On Thu, Mar 17, 2011 at 5:29 PM, Nate Eldredge
<address@hidden> wrote:
[I sent this yesterday but it didn't seem to make it to the list. Sorry if this is a duplicate.]
Hello,
I would like to be able to create backups with dates different from the current system date, and am interested in suggestions for adding such a feature.
I have a number of old backups created by hand without duplicity, which I would like to "import" into duplicity for easier management and archival. My plan is to restore each backup and then run duplicity on the unpacked tree. If possible, I would like to have the backup dates recorded by duplicity match the original backup dates. That way I can use duplicity's -t switch to, say, recover a certain file as it was on June 24, 2006.
I don't need to merge with an existing duplicity backup set, and I can import the backups in chronological order, so I shouldn't need anything fancy. I just want duplicity to create a backup exactly as it would if the current date were really September 27, 2005 (for instance). I could temporarily alter the system clock, but that's not very pretty and might disrupt other things on the machine.

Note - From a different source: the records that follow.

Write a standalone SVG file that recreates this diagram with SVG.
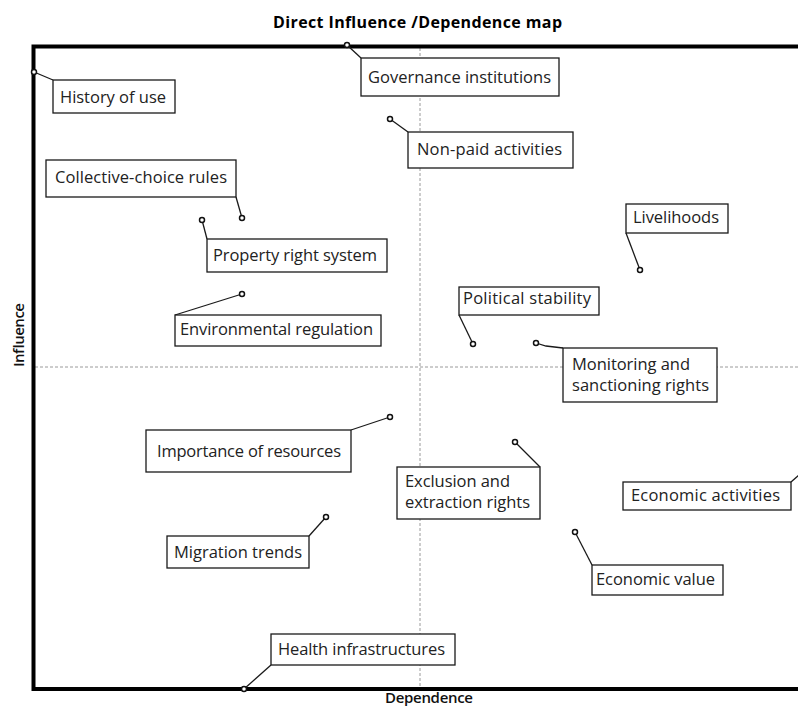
<svg xmlns="http://www.w3.org/2000/svg" width="798" height="709" viewBox="0 0 798 709">
<style>
  .frame{fill:none;stroke:#000;stroke-width:4}
  .grid{stroke:#9a9a9a;stroke-width:1;stroke-dasharray:3,2;fill:none}
  .box{fill:#fff;stroke:#1a1a1a;stroke-width:1.3}
  .lbl{font-family:"Open Sans","Noto Sans","DejaVu Sans",sans-serif;font-size:16.5px;fill:#222}
  .ttl{font-family:"Open Sans","Noto Sans","DejaVu Sans",sans-serif;font-size:16px;font-weight:bold;fill:#000}
  .ax{font-family:"Open Sans","Noto Sans","DejaVu Sans",sans-serif;font-size:15px;font-weight:600;fill:#111}
  .lead{stroke:#1a1a1a;stroke-width:1.3;fill:none}
  .pt{fill:#fff;stroke:#111;stroke-width:1.5}
</style>
<rect x="0" y="0" width="798" height="709" fill="#fff"/>
<text class="ttl" x="273" y="28" textLength="289">Direct Influence /Dependence map</text>
<text class="ax" transform="translate(24,335) rotate(-90)" text-anchor="middle" textLength="64">Influence</text>
<text class="ax" x="429" y="703" text-anchor="middle" textLength="88">Dependence</text>
<g id="grid">
  <line class="grid" x1="35" y1="367" x2="798" y2="367"/>
  <line class="grid" x1="420" y1="48" x2="420" y2="687"/>
</g>
<rect class="frame" x="33.5" y="46.5" width="800" height="642.5"/>
<g id="connectors">
  <line class="lead" x1="34" y1="72" x2="53" y2="80"/>
  <line class="lead" x1="347" y1="45" x2="361" y2="58"/>
  <line class="lead" x1="390" y1="119" x2="408" y2="132"/>
  <line class="lead" x1="236" y1="197" x2="242" y2="218"/>
  <line class="lead" x1="202" y1="220" x2="207" y2="239"/>
  <line class="lead" x1="242" y1="294" x2="175" y2="315"/>
  <line class="lead" x1="626" y1="233" x2="640" y2="270"/>
  <line class="lead" x1="459" y1="315" x2="473" y2="344"/>
  <polyline class="lead" points="536,343 546,346 563,348"/>
  <line class="lead" x1="351" y1="430" x2="390" y2="417"/>
  <line class="lead" x1="515" y1="442" x2="540" y2="467"/>
  <line class="lead" x1="309" y1="536" x2="326" y2="517"/>
  <line class="lead" x1="791" y1="482" x2="800" y2="474"/>
  <line class="lead" x1="575" y1="532" x2="592" y2="565"/>
  <line class="lead" x1="271" y1="665" x2="244" y2="689"/>
</g>
<g id="history-of-use">
  <rect class="box" x="53" y="80" width="122" height="33"/>
  <text class="lbl" x="60" y="103" textLength="106">History of use</text>
  <circle class="pt" cx="34" cy="72" r="2.5"/>
</g>
<g id="governance-institutions">
  <rect class="box" x="361" y="58" width="198" height="38"/>
  <text class="lbl" x="368" y="83" textLength="183">Governance institutions</text>
  <circle class="pt" cx="347" cy="45" r="2.5"/>
</g>
<g id="non-paid-activities">
  <rect class="box" x="408" y="132" width="165" height="36"/>
  <text class="lbl" x="417" y="155" textLength="145">Non-paid activities</text>
  <circle class="pt" cx="390" cy="119" r="2.5"/>
</g>
<g id="collective-choice-rules">
  <rect class="box" x="46" y="160" width="190" height="37"/>
  <text class="lbl" x="55" y="183" textLength="172">Collective-choice rules</text>
  <circle class="pt" cx="242" cy="218" r="2.5"/>
</g>
<g id="property-right-system">
  <rect class="box" x="207" y="239" width="180" height="33"/>
  <text class="lbl" x="213" y="261" textLength="164">Property right system</text>
  <circle class="pt" cx="202" cy="220" r="2.5"/>
</g>
<g id="environmental-regulation">
  <rect class="box" x="175" y="315" width="206" height="31"/>
  <text class="lbl" x="180" y="335" textLength="193">Environmental regulation</text>
  <circle class="pt" cx="242" cy="294" r="2.5"/>
</g>
<g id="livelihoods">
  <rect class="box" x="626" y="204" width="102" height="29"/>
  <text class="lbl" x="633" y="223" textLength="86">Livelihoods</text>
  <circle class="pt" cx="640" cy="270" r="2.5"/>
</g>
<g id="political-stability">
  <rect class="box" x="459" y="287" width="140" height="28"/>
  <text class="lbl" x="463" y="304" textLength="128">Political stability</text>
  <circle class="pt" cx="473" cy="344" r="2.5"/>
</g>
<g id="monitoring-and-sanctioning-rights">
  <rect class="box" x="563" y="348" width="154" height="54"/>
  <text class="lbl" x="572" y="370" textLength="118">Monitoring and</text>
  <text class="lbl" x="572" y="391" textLength="137">sanctioning rights</text>
  <circle class="pt" cx="536" cy="343" r="2.5"/>
</g>
<g id="importance-of-resources">
  <rect class="box" x="146" y="430" width="205" height="42"/>
  <text class="lbl" x="157" y="457" textLength="184">Importance of resources</text>
  <circle class="pt" cx="390" cy="417" r="2.5"/>
</g>
<g id="exclusion-and-extraction-rights">
  <rect class="box" x="397" y="467" width="143" height="52"/>
  <text class="lbl" x="405" y="487" textLength="105">Exclusion and</text>
  <text class="lbl" x="405" y="508" textLength="125">extraction rights</text>
  <circle class="pt" cx="515" cy="442" r="2.5"/>
</g>
<g id="migration-trends">
  <rect class="box" x="167" y="536" width="142" height="32"/>
  <text class="lbl" x="174" y="558" textLength="128">Migration trends</text>
  <circle class="pt" cx="326" cy="517" r="2.5"/>
</g>
<g id="economic-activities">
  <rect class="box" x="623" y="482" width="168" height="28"/>
  <text class="lbl" x="631" y="501" textLength="149">Economic activities</text>
</g>
<g id="economic-value">
  <rect class="box" x="592" y="565" width="131" height="30"/>
  <text class="lbl" x="596" y="585" textLength="119">Economic value</text>
  <circle class="pt" cx="575" cy="532" r="2.5"/>
</g>
<g id="health-infrastructures">
  <rect class="box" x="271" y="634" width="184" height="31"/>
  <text class="lbl" x="278" y="655" textLength="167">Health infrastructures</text>
  <circle class="pt" cx="244" cy="689" r="2.5"/>
</g>
</svg>
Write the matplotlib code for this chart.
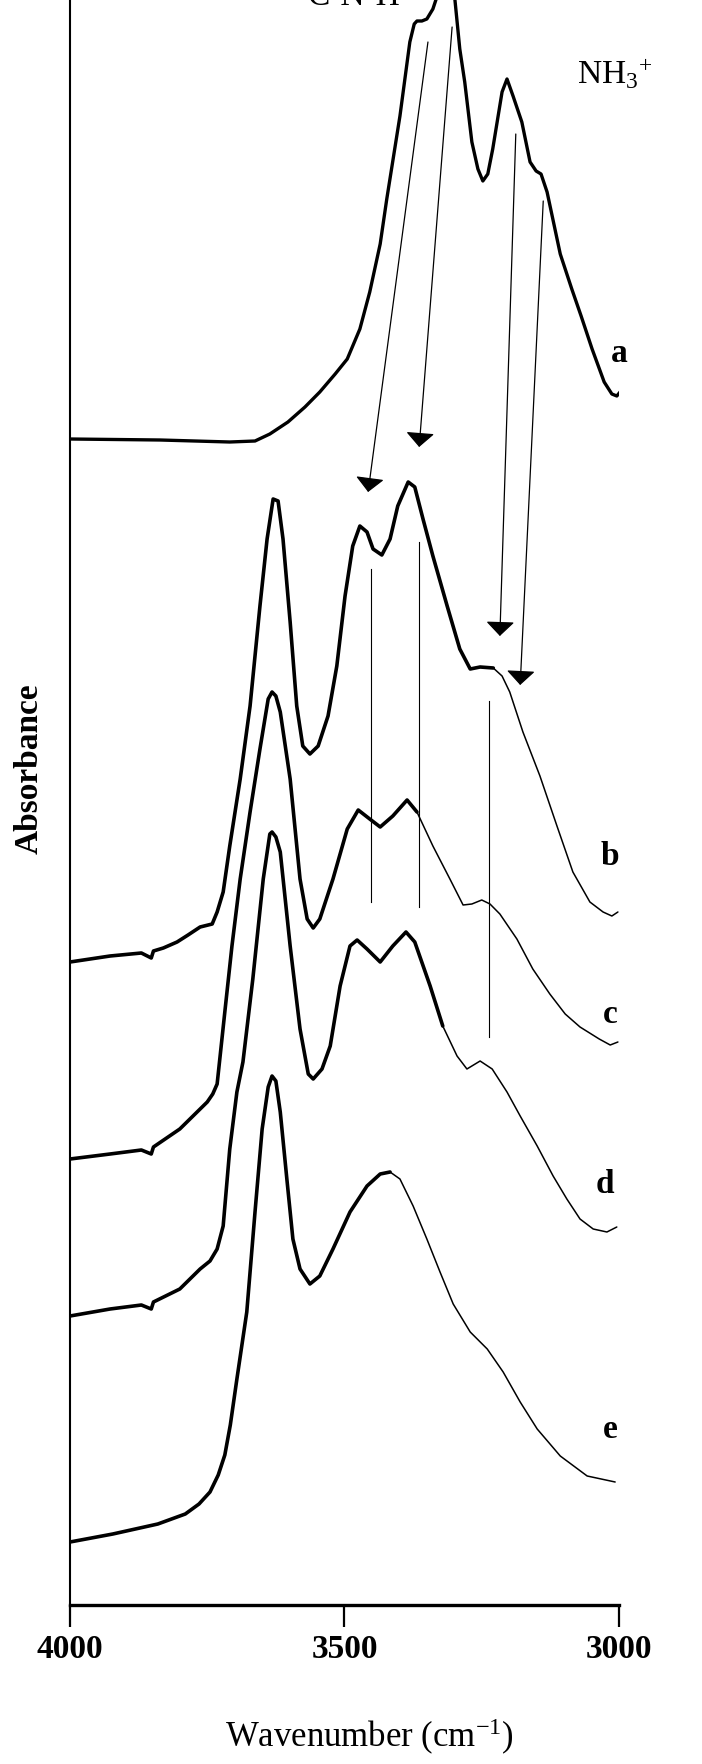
import matplotlib
matplotlib.use("Agg")
import matplotlib.pyplot as plt

plt.rcParams['font.family'] = ['Liberation Serif', 'DejaVu Serif']
plt.rcParams['mathtext.fontset'] = 'custom'
plt.rcParams['mathtext.rm'] = 'Liberation Serif'
plt.rcParams['mathtext.it'] = 'Liberation Serif:italic'
plt.rcParams['mathtext.bf'] = 'Liberation Serif:bold'

# ---------------- data (wavenumber, absorbance, arbitrary offset units) -------------
wn_a = [4000, 3836, 3709, 3663, 3636, 3603, 3572, 3545, 3517, 3495, 3472, 3454, 3435,
        3423, 3399, 3381, 3373, 3368, 3359, 3350, 3339, 3333, 3317, 3304, 3299, 3290,
        3281, 3268, 3257, 3248, 3239, 3230, 3213, 3204, 3193, 3177, 3162, 3151, 3142,
        3131, 3107, 3086, 3069, 3049, 3027, 3013, 3004, 2998]
ab_a = [1.166, 1.165, 1.163, 1.164, 1.171, 1.183, 1.198, 1.213, 1.231, 1.246, 1.276,
        1.313, 1.361, 1.406, 1.489, 1.563, 1.581, 1.584, 1.584, 1.586, 1.596, 1.606,
        1.646, 1.626, 1.606, 1.556, 1.523, 1.463, 1.436, 1.424, 1.431, 1.456, 1.513,
        1.526, 1.509, 1.483, 1.443, 1.434, 1.431, 1.413, 1.351, 1.316, 1.289, 1.256,
        1.223, 1.211, 1.209, 1.213]

wn_b = [4000, 3927, 3870, 3852, 3848, 3830, 3805, 3785, 3763, 3741, 3732, 3721, 3709,
        3690, 3672, 3654, 3641, 3630, 3621, 3612, 3599, 3587, 3576, 3563, 3548, 3530,
        3514, 3499, 3485, 3472, 3459, 3448, 3432, 3417, 3403, 3384, 3372, 3357, 3339,
        3313, 3290, 3271, 3253, 3229, 3213, 3199, 3175, 3144, 3113, 3084, 3053, 3029,
        3013, 3002]
ab_b = [0.643, 0.649, 0.652, 0.647, 0.654, 0.657, 0.663, 0.670, 0.678, 0.681, 0.693,
        0.713, 0.759, 0.826, 0.899, 0.999, 1.066, 1.106, 1.104, 1.066, 0.983, 0.899,
        0.859, 0.851, 0.859, 0.889, 0.939, 1.009, 1.059, 1.079, 1.073, 1.056, 1.050,
        1.066, 1.099, 1.123, 1.118, 1.086, 1.049, 0.999, 0.956, 0.936, 0.938, 0.937,
        0.929, 0.913, 0.873, 0.829, 0.779, 0.733, 0.703, 0.693, 0.689, 0.693]

wn_c = [4000, 3927, 3870, 3852, 3848, 3800, 3750, 3740, 3732, 3718, 3705, 3690, 3672,
        3654, 3639, 3632, 3625, 3617, 3599, 3581, 3568, 3557, 3545, 3521, 3495, 3475,
        3454, 3435, 3412, 3386, 3368, 3339, 3308, 3284, 3268, 3250, 3235, 3217, 3186,
        3157, 3126, 3098, 3071, 3036, 3016, 3002]
ab_c = [0.446, 0.451, 0.455, 0.451, 0.458, 0.476, 0.503, 0.511, 0.521, 0.593, 0.659,
        0.726, 0.793, 0.856, 0.906, 0.913, 0.909, 0.893, 0.826, 0.726, 0.686, 0.677,
        0.686, 0.726, 0.776, 0.795, 0.786, 0.778, 0.789, 0.805, 0.793, 0.759, 0.726,
        0.700, 0.701, 0.705, 0.701, 0.691, 0.666, 0.636, 0.611, 0.591, 0.578, 0.566,
        0.560, 0.563]

wn_d = [4000, 3927, 3870, 3852, 3848, 3800, 3763, 3745, 3732, 3721, 3709, 3696, 3685,
        3667, 3648, 3636, 3632, 3625, 3617, 3599, 3581, 3566, 3557, 3541, 3526, 3508,
        3490, 3477, 3459, 3435, 3412, 3388, 3372, 3344, 3321, 3295, 3277, 3253, 3231,
        3204, 3180, 3149, 3120, 3095, 3071, 3047, 3022, 3004]
ab_d = [0.289, 0.296, 0.300, 0.296, 0.303, 0.316, 0.336, 0.344, 0.356, 0.379, 0.456,
        0.513, 0.543, 0.626, 0.726, 0.771, 0.773, 0.768, 0.753, 0.659, 0.576, 0.531,
        0.526, 0.536, 0.559, 0.619, 0.659, 0.665, 0.656, 0.643, 0.659, 0.673, 0.663,
        0.619, 0.579, 0.549, 0.536, 0.544, 0.536, 0.513, 0.489, 0.459, 0.429, 0.406,
        0.386, 0.376, 0.373, 0.378]

wn_e = [4000, 3922, 3840, 3790, 3765, 3745, 3730, 3718, 3708, 3696, 3678, 3663, 3650,
        3639, 3632, 3625, 3617, 3605, 3594, 3581, 3563, 3545, 3521, 3490, 3459, 3435,
        3417, 3399, 3375, 3350, 3326, 3302, 3271, 3240, 3211, 3180, 3149, 3107, 3058,
        3007]
ab_e = [0.063, 0.071, 0.081, 0.091, 0.101, 0.113, 0.130, 0.150, 0.180, 0.226, 0.293,
        0.393, 0.476, 0.518, 0.529, 0.524, 0.493, 0.426, 0.366, 0.336, 0.321, 0.329,
        0.356, 0.393, 0.419, 0.431, 0.433, 0.426, 0.399, 0.366, 0.333, 0.301, 0.273,
        0.256, 0.233, 0.203, 0.176, 0.149, 0.129, 0.123]

curve_labels = ['a', 'b', 'c', 'd', 'e']
label_wn = [3000, 3016, 3016, 3025, 3016]
label_ab = [1.244, 0.741, 0.583, 0.413, 0.168]

# arrows: (tail wavenumber, tail absorbance, head wavenumber, head absorbance)
arrow_tail_wn = [3348, 3304, 3188, 3138]
arrow_tail_ab = [1.563, 1.578, 1.471, 1.404]
arrow_head_wn = [3457, 3364, 3217, 3180]
arrow_head_ab = [1.113, 1.158, 0.969, 0.920]

# vertical marker lines
vline_wn = [3452, 3365, 3237]
vline_top = [1.036, 1.063, 0.904]
vline_bottom = [0.703, 0.698, 0.568]

xticks = [4000, 3500, 3000]

# ---------------- figure ----------------
W, H = 702, 1765
fig = plt.figure(figsize=(W / 100, H / 100), dpi=100)
ax = fig.add_axes([70 / W, (H - 1606) / H, 549 / W, 1606 / H])
ax.set_xlim(4000, 3000)
ax.set_ylim(0, 1.606)

THICK, THIN = 2.6, 1.1


def split_plot(wn, ab, split):
    thick_w = [w for w in wn if w >= split]
    n = len(thick_w)
    ax.plot(wn[:n + 1], ab[:n + 1], color='black', lw=THICK,
            solid_joinstyle='round', solid_capstyle='round')
    ax.plot(wn[n:], ab[n:], color='black', lw=THIN,
            solid_joinstyle='round', solid_capstyle='round')


ax.plot(wn_a, ab_a, color='black', lw=2.4, solid_joinstyle='round')
split_plot(wn_b, ab_b, 3230)
split_plot(wn_c, ab_c, 3370)
split_plot(wn_d, ab_d, 3330)
split_plot(wn_e, ab_e, 3430)

for x, t, b in zip(vline_wn, vline_top, vline_bottom):
    ax.plot([x, x], [b, t], color='black', lw=0.8)

for tw, ta, hw, ha in zip(arrow_tail_wn, arrow_tail_ab, arrow_head_wn, arrow_head_ab):
    ax.annotate('', xy=(hw, ha), xytext=(tw, ta),
                arrowprops=dict(arrowstyle='-|>,head_length=0.45,head_width=0.45',
                                mutation_scale=20, color='black', lw=0.9,
                                shrinkA=0, shrinkB=0))

for lab, x, y in zip(curve_labels, label_wn, label_ab):
    ax.text(x, y, lab, fontsize=24, fontweight='bold', ha='center', va='baseline')

ax.text(3076, 1.523, r'NH$_3$$^{+}$', fontsize=24, ha='left', va='baseline')
ax.text(3568, 1.601, 'C-N-H', fontsize=24, ha='left', va='baseline', clip_on=False)

# axes styling
ax.spines['top'].set_visible(False)
ax.spines['right'].set_visible(False)
ax.spines['left'].set_linewidth(1.5)
ax.spines['bottom'].set_linewidth(2.4)
ax.set_yticks([])
ax.set_xticks(xticks)
ax.set_xticklabels([str(t) for t in xticks], fontsize=24, fontweight='bold')
ax.tick_params(axis='x', direction='out', length=16, width=1.6, pad=4)

fig.text(369 / W, 1 - 1747 / H, r'Wavenumber (cm$^{-1}$)', fontsize=25,
         ha='center', va='baseline')
fig.text(29 / W, 1 - 769 / H, 'Absorbance', fontsize=24, fontweight='bold',
         rotation=90, ha='center', va='center')

fig.savefig('out.png', dpi=100)
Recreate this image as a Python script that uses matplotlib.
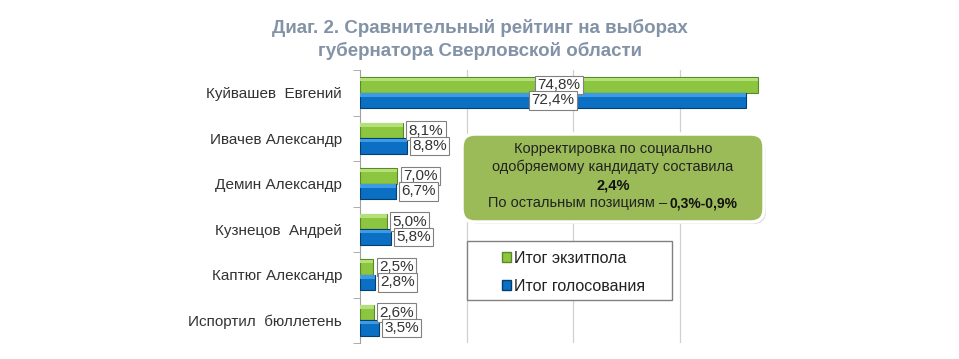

I would think it should not be hard to achieve this, but I would welcome any suggestions from anyone familiar with the code base on where would be a good point to inject this. In particular, I noticed that `genstrtotime' has an optional `override_curtime' arg that perhaps was intended for something like this, though as far as I can tell it is not used anywhere. (I am not a python expert so I could be missing something.)